UK Music has published a new report calling for government measures to safeguard a summer of live music in 2021.
Released as the country is coming to terms with another national lockdown, UK Music’s Let The Music Play: Save Our Summer 2021 report puts forward a strategy to protect and support Britain’s live music sector. Over 32 pages, the document outlines a path to ensuring that the sector is ready to restart when it’s safe to do so.
UK Music chief executive Jamie Njoku-Goodwin is set to appear today (January 5) at the Department for Digital, Culture, Media and Sport (DCMS) Select Committee enquiry into music festivals.
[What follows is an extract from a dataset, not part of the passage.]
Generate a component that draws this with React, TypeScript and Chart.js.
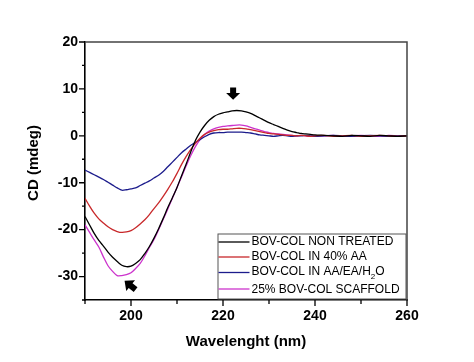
import React, { useEffect, useRef } from "react";
import { Chart, registerables } from "chart.js";

Chart.register(...registerables);

const wavelengths = [
  190, 191, 192, 193, 194, 195, 196, 197, 198, 199,
  200, 201, 202, 203, 204, 205, 206, 207, 208, 209,
  210, 211, 212, 213, 214, 215, 216, 217, 218, 219,
  220, 221, 222, 223, 224, 225, 226, 227, 228, 229,
  230, 231, 232, 233, 234, 235, 236, 237, 238, 239,
  240, 242, 244, 246, 248, 250, 252, 254, 256, 258, 260,
];

const nonTreated = [
  -17.2, -19.0, -20.8, -22.3, -23.5, -24.8, -25.9, -26.8, -27.6, -27.9,
  -27.8, -27.2, -26.4, -25.1, -23.6, -21.8, -19.8, -17.6, -15.3, -13.2,
  -11.0, -8.5, -6.0, -3.4, -1.0, 0.8, 2.2, 3.3, 4.1, 4.6,
  4.9, 5.1, 5.3, 5.4, 5.3, 5.1, 4.8, 4.3, 3.8, 3.3,
  2.8, 2.4, 2.0, 1.6, 1.2, 0.9, 0.7, 0.5, 0.4, 0.3,
  0.2, 0.1, 0.0, -0.1, 0.1, 0.0, -0.1, 0.1, 0.0, -0.1, 0.0,
];

const in40AA = [
  -13.3, -15.0, -16.5, -17.7, -18.6, -19.4, -20.0, -20.4, -20.6, -20.5,
  -20.2, -19.6, -18.8, -17.9, -16.8, -15.5, -14.3, -12.9, -11.4, -9.8,
  -8.0, -6.1, -4.4, -2.9, -1.6, -0.5, 0.3, 0.8, 1.1, 1.3,
  1.4, 1.4, 1.5, 1.6, 1.6, 1.5, 1.3, 1.1, 0.9, 0.7,
  0.5, 0.4, 0.3, 0.2, 0.1, 0.1, 0.0, 0.1, 0.0, -0.1,
  0.0, 0.1, -0.1, 0.0, 0.1, -0.1, 0.0, 0.1, 0.0, -0.1, 0.0,
];

const inAAEAH2O = [
  -7.3, -7.8, -8.3, -8.8, -9.3, -9.9, -10.5, -11.1, -11.6, -11.5,
  -11.3, -11.1, -10.6, -10.1, -9.6, -9.0, -8.4, -7.6, -6.6, -5.6,
  -4.6, -3.6, -2.8, -2.0, -1.4, -0.8, -0.2, 0.3, 0.6, 0.7,
  0.7, 0.8, 0.8, 0.8, 0.8, 0.7, 0.6, 0.4, 0.2, 0.1,
  0.0, -0.1, 0.0, 0.1, 0.0, -0.1, 0.0, 0.0, 0.1, 0.0,
  -0.1, 0.0, 0.1, 0.0, -0.1, 0.0, 0.1, 0.0, -0.1, 0.0, 0.0,
];

const scaffold25 = [
  -19.0, -20.6, -22.2, -23.7, -25.8, -27.7, -28.9, -29.8, -29.8, -29.6,
  -29.2, -28.3, -27.2, -25.6, -23.8, -22.1, -20.0, -17.8, -15.6, -13.3,
  -11.0, -8.7, -6.4, -4.2, -2.3, -0.8, 0.3, 1.0, 1.5, 1.8,
  2.0, 2.1, 2.2, 2.3, 2.3, 2.1, 1.8, 1.5, 1.2, 0.9,
  0.7, 0.5, 0.4, 0.3, 0.2, 0.1, 0.0, 0.1, 0.0, -0.1,
  0.0, 0.0, 0.1, -0.1, 0.0, 0.1, 0.0, -0.1, 0.1, 0.0, 0.0,
];

const seriesLabels = [
  "BOV-COL NON TREATED",
  "BOV-COL IN 40% AA",
  "BOV-COL IN AA/EA/H₂O",
  "25% BOV-COL SCAFFOLD",
];
const seriesColors = ["#000000", "#c8282a", "#1c1c8c", "#cc33cc"];
const seriesValues = [nonTreated, in40AA, inAAEAH2O, scaffold25];

const xTitle = "Wavelenght (nm)";
const yTitle = "CD (mdeg)";

// arrows: [tipX, tipY, tailX, tailY] in data units
const arrowTipsX = [222.2, 198.6];
const arrowTipsY = [7.7, -30.9];
const arrowTailsX = [222.2, 201.0];
const arrowTailsY = [10.3, -32.8];

const FONT = "'Liberation Sans', Arial, sans-serif";

const decorPlugin = {
  id: "decor",
  afterDraw(chart: any) {
    const ctx = chart.ctx;
    const area = chart.chartArea;
    const xs = chart.scales.x;
    const ys = chart.scales.y;
    ctx.save();

    // frame (top + right)
    ctx.strokeStyle = "#444";
    ctx.lineWidth = 1.5;
    ctx.beginPath();
    ctx.moveTo(area.left, area.top);
    ctx.lineTo(area.right, area.top);
    ctx.lineTo(area.right, area.bottom);
    ctx.stroke();

    // tick marks
    ctx.strokeStyle = "#000";
    ctx.lineWidth = 1.3;
    ctx.beginPath();
    for (const t of xs.ticks) {
      const px = xs.getPixelForValue(t.value);
      const len = t.value % 20 === 0 ? 6 : 4;
      ctx.moveTo(px, area.bottom);
      ctx.lineTo(px, area.bottom + len);
    }
    for (const t of ys.ticks) {
      const py = ys.getPixelForValue(t.value);
      const len = t.value % 10 === 0 ? 6 : 3;
      ctx.moveTo(area.left, py);
      ctx.lineTo(area.left - len, py);
    }
    ctx.stroke();

    // axis titles
    ctx.fillStyle = "#000";
    ctx.font = `bold 15px ${FONT}`;
    ctx.textAlign = "center";
    ctx.textBaseline = "middle";
    ctx.fillText(xTitle, (area.left + area.right) / 2, area.bottom + 42);
    ctx.save();
    ctx.translate(area.left - 51, (area.top + area.bottom) / 2 - 8);
    ctx.rotate(-Math.PI / 2);
    ctx.fillText(yTitle, 0, 0);
    ctx.restore();

    // arrows
    ctx.fillStyle = "#000";
    for (let i = 0; i < arrowTipsX.length; i++) {
      const tx = xs.getPixelForValue(arrowTipsX[i]);
      const ty = ys.getPixelForValue(arrowTipsY[i]);
      const sx = xs.getPixelForValue(arrowTailsX[i]);
      const sy = ys.getPixelForValue(arrowTailsY[i]);
      const ang = Math.atan2(ty - sy, tx - sx);
      const L = Math.hypot(tx - sx, ty - sy);
      ctx.save();
      ctx.translate(sx, sy);
      ctx.rotate(ang);
      const headL = L * 0.55;
      ctx.beginPath();
      ctx.moveTo(0, -3);
      ctx.lineTo(L - headL, -3);
      ctx.lineTo(L - headL, -7);
      ctx.lineTo(L, 0);
      ctx.lineTo(L - headL, 7);
      ctx.lineTo(L - headL, 3);
      ctx.lineTo(0, 3);
      ctx.closePath();
      ctx.fill();
      ctx.restore();
    }

    // legend
    const boxW = 188;
    const boxH = 65;
    const bx = area.right - 1.5 - boxW;
    const by = area.bottom - 1.5 - boxH;
    ctx.fillStyle = "#fff";
    ctx.fillRect(bx, by, boxW, boxH);
    ctx.strokeStyle = "#555";
    ctx.lineWidth = 1;
    ctx.strokeRect(bx + 0.5, by + 0.5, boxW, boxH);
    const rowY = [8.5, 23.5, 39, 55.5];
    const textY = [8.5, 23, 38.5, 56.5];
    ctx.font = `12px ${FONT}`;
    ctx.textAlign = "left";
    ctx.textBaseline = "middle";
    chart.data.datasets.forEach((ds: any, i: number) => {
      ctx.strokeStyle = ds.borderColor;
      ctx.lineWidth = 1.3;
      ctx.beginPath();
      ctx.moveTo(bx + 1, by + rowY[i]);
      ctx.lineTo(bx + 32, by + rowY[i]);
      ctx.stroke();
      ctx.fillStyle = "#000";
      let x = bx + 34;
      const y = by + textY[i];
      const parts = String(ds.label).split("₂");
      parts.forEach((p: string, j: number) => {
        ctx.font = `12px ${FONT}`;
        ctx.fillText(p, x, y);
        x += ctx.measureText(p).width;
        if (j < parts.length - 1) {
          ctx.font = `8px ${FONT}`;
          ctx.fillText("2", x, y + 5);
          x += ctx.measureText("2").width;
        }
      });
    });

    ctx.restore();
  },
};

export default function App() {
  const ref = useRef<HTMLCanvasElement | null>(null);

  useEffect(() => {
    if (!ref.current) return;
    Chart.defaults.font.family = FONT;
    const chart = new Chart(ref.current, {
      type: "line",
      data: {
        datasets: seriesValues.map((vals, i) => ({
          label: seriesLabels[i],
          data: wavelengths.map((w, k) => ({ x: w, y: vals[k] })),
          borderColor: seriesColors[i],
          backgroundColor: seriesColors[i],
          borderWidth: 1.3,
          pointRadius: 0,
          tension: 0.3,
          fill: false,
        })),
      },
      options: {
        animation: false,
        responsive: true,
        maintainAspectRatio: false,
        layout: { padding: { top: 42, right: 67, left: 0, bottom: 0 } },
        plugins: {
          legend: { display: false },
          tooltip: { enabled: false },
        },
        scales: {
          x: {
            type: "linear",
            min: 190,
            max: 260,
            afterFit: (s: any) => {
              s.height = 62;
            },
            ticks: {
              stepSize: 10,
              autoSkip: false,
              maxRotation: 0,
              padding: 2,
              color: "#000",
              font: { size: 14, weight: "bold", family: FONT },
              callback: (v: any) => (Number(v) % 20 === 0 ? String(v) : ""),
            },
            grid: {
              display: true,
              drawOnChartArea: false,
              drawTicks: true,
              tickLength: 6,
              tickColor: "rgba(0,0,0,0)",
            },
            border: { display: true, color: "#000", width: 1.6 },
          },
          y: {
            min: -35,
            max: 20,
            afterFit: (s: any) => {
              s.width = 85;
            },
            ticks: {
              stepSize: 5,
              autoSkip: false,
              padding: 1,
              color: "#000",
              font: { size: 14, weight: "bold", family: FONT },
              callback: (v: any) => (Number(v) % 10 === 0 ? String(v) : ""),
            },
            grid: {
              display: true,
              drawOnChartArea: false,
              drawTicks: true,
              tickLength: 6,
              tickColor: "rgba(0,0,0,0)",
            },
            border: { display: true, color: "#000", width: 1.6 },
          },
        },
      },
      plugins: [decorPlugin],
    });
    return () => chart.destroy();
  }, []);

  return (
    <div
      style={{
        position: "fixed",
        left: 0,
        top: 0,
        width: 474,
        height: 362,
        background: "#fff",
      }}
    >
      <canvas ref={ref} />
    </div>
  );
}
The report, which is out now, calls for cancellation insurance for music events similar to that imposed for the TV and film sector.
With the future of live music in the UK still unclear amidst tightening coronavirus restrictions and surging case numbers, the sector is working to implement measures to allow for the safe return of artists and fans.
“While this pandemic is still raging and continues to cause devastation to lives and livelihoods today, there is an endpoint in sight,” said Njoku-Goodwin, who was interviewed in Music Week late last year. “Government is rolling out the vaccine and is openly speculating about returning to normal by the spring – but there is a serious risk that even if this proves to be a reality, lack of notice and available insurance options will mean much of the 2021 summer music season can’t go ahead.”
The live music industry can be at the forefront of the post-pandemic recovery
Jamie Njoku-Goodwin, UK Music
According to UK Music data, festival attendance rose by 6% to 5.2 million in 2019, from 4.9 million in 2018. Last year saw a 90.2% drop in revenue for festivals, with fears of redundancies of up to 50% in the workforce, according to the Association of Independent Festivals (AIF).
Led by Music Week columnist Mark Davyd, The Music Venue Trust has said that Covid-19 restrictions reduced capacities by 75% at grassroots venues, cut trading hours by 50 to 75% and introduced heavy additional costs on venues.
UK Music’s new report calls for an indicative date for a full capacity restart, a Government-backed indemnity scheme, targeted financial support for the sector, an extension to the VAT rate reduction on tickets and business rates relief and a rollover of the paid 2020 Local Authority licence fees for festivals to 2021.
Jamie Njoku-Goodwin said: “In this report, UK Music is putting forward a clear plan for recovery: what we need to do to get the live performance sector back up on its feet again in 2021. But the clock is ticking, and any day soon we could see major festivals and events start pulling the plug for lack of certainty. With the right support the live music industry can be at the forefront of the post-pandemic recovery and play a key role in our country’s economic and cultural revival – but there will need to be a concerted effort from industry and the Government together if we are to let the music play and save our summer.”